After getting your black belt, though, there is more, much more. For starters, you get to get more stripes. In fact, black belts can get up to six stripes. It takes 3 years between the first three stripes. When you get there, you also earn the rank of Professor, meaning you get a stripe on each side of the red portion of your belt as well. From there on, the next three stripes take 5 years in between to earn. Then you move on to the next belt. Wait, what? Yeah, there’s more…
What Happens After The Black Belt?
After you spend at least 32 years at black belt, with all stripes, of course, and only after the age of 50, you become eligible for the next level- the coral belt. The belt is a red and black belt, and the name is after the coral snake. Prior to 2013, there were two grades of the red and black coral belt, the first with seven and second with 8 stripes. However, the IBJJF deemed it necessary to make a clear distinction between the two. So now, the eight-degree coral bet (eight stripes) is a red and white one, rather than a red and black belt. People with coral belts earn the title of “Master”. It takes 7 years to move from one to the other coral belt.
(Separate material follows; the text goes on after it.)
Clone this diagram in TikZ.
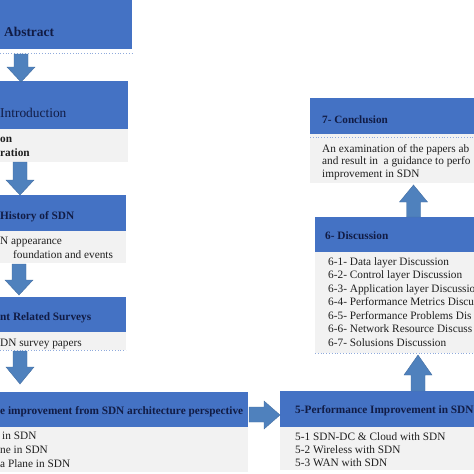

The final belt (really) in the BJJ Belt progression is the red belt. Achieving this one, or the title of “Grandmaster” is a feat reserved for just a few, although it is not uncommon. It takes 10 years at the rank of a white and red coral belt, plus an age of at least 67 years to reach the red belt. The very final step is the 10th-degree red belt, which requires 15 years at the previous belt level. In other words, if you see a red belt that’s not at least 82 years old, we’re down to the legitimacy issue once again.
Going through the BJJ belts is the work of a lifetime, that’s for certain. Every step of the way is lots of fun, even when you’re getting “beaten to a pulp”. There’s really nothing like BJJ, and the BJJ belt progression is a huge part of it. Understanding what awaits ate every level might help you manage your expectations at least until such a time when you really immense in the art, and forget about all the belt stuff.